Calculating the Sun's Angular Velocity



What is Angular Velocity?

Angular velocity is how fast something travels in a circle (or on a sphere): it is the angle by which an object spins in a certain time -- its rotation rate.

Imagine a clock (the old-fashioned kind with hands). The minute hand goes around the clock, a circle -- 360 degrees, in 60 minutes. To find its angular velocity, or rotation rate, you need to divide the number of degrees by the number of minutes:

360 degrees / 60 minutes = 6 degrees per minute

So, the minute hand's angular velocity, or rate of rotation, is 6 degrees per minute.





How Can I Determine the Sun's Angular Velocity?

We can use the movement of a sunspot to determine the Sun's rate of rotation, just like we used the minute hand of a clock. To do this accurately, you will have to use a transparent template for your sketches of the Sun's disk. The template has marked on it the degrees of longitude on a sphere.

From your sketches, pick the sunspot group which is the most long-lived (that is, which appears in most of your sketches). Using your template, figure out how many degrees of Sun the spot group traveled across, and how long it took to move that far.

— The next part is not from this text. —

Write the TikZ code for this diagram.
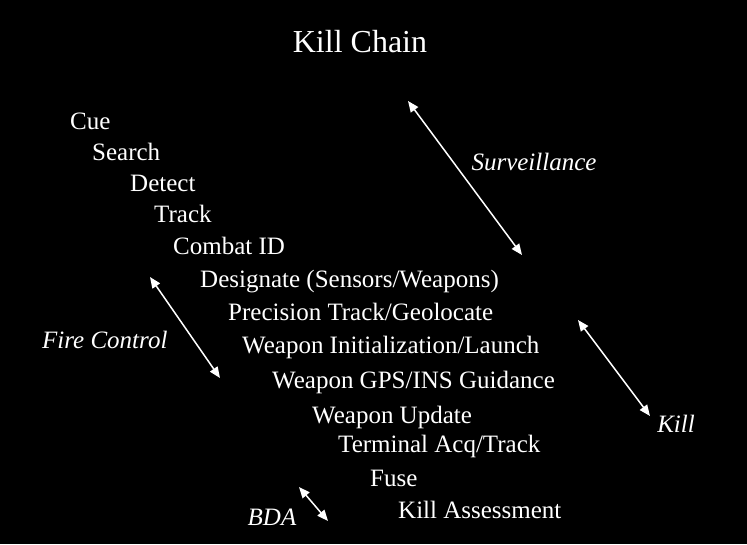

Sun's Angular velocity = degrees the spot has covered / time it took for the spot to travel

Sun's rotation rate = 360 degrees / angular velocity


Going Further

If the Sun has been particularly active and you have sunspots sketched at different latitutes on the Sun's surface, compute the angular velocity for different sunspot groups which appear at varying latitudes. Do you get the same solar rotation rate for each set? If not, why not?